Red drum can be found all over in the water column, but mainly are spotted patrolling around in shallow grass flats and oyster beds where they root around like aquatic vacuum cleaners hunting by both sight and touch for crabs, shrimp and smaller fish. Red drums are gluttonous feeders, and these bruisers regularly take their meals at the surface. Mullet, pinfish and menhaden are also popular live bait choices for reds. For those anglers who prefer fishing with artificial lures, top water skitter walkers, twitch baits, jerk baits and assorted popping corks all make excellent options.
Red drum tend to inhabit shallow waters making kayaks, sups and smaller individual fishing vessels incredibly popular among inshore sport anglers targeting Red Drum. Larger gas powered skiffs and flats boats also allow fishermen to get to where these bruisers feed, and throughout the Gulf Coast, chartered trips are widely available that aim to put you in the middle of the action.

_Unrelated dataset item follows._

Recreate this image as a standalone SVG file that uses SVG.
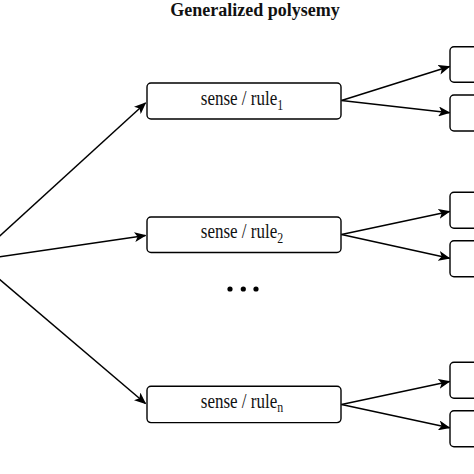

Most areas in Florida allow recreational anglers to keep one fish per day between 18-28 inches. The average Red Fish in this size range weighs on average 5-8 pounds, and easily makes a gourmet seafood dinner for a family of four. Red Fish are so delicious, that during the 1980’s restaurant demand led to overfishing and brought redfish nearly to extinction in the Gulf. Thankfully though, strict rules on sizes and limits were introduced, and these favorites of sport fishers and dinner plates have rebounded nicely. If you fish anywhere in the Southeastern United States or East Coast, you are missing out if you aren’t after the reds.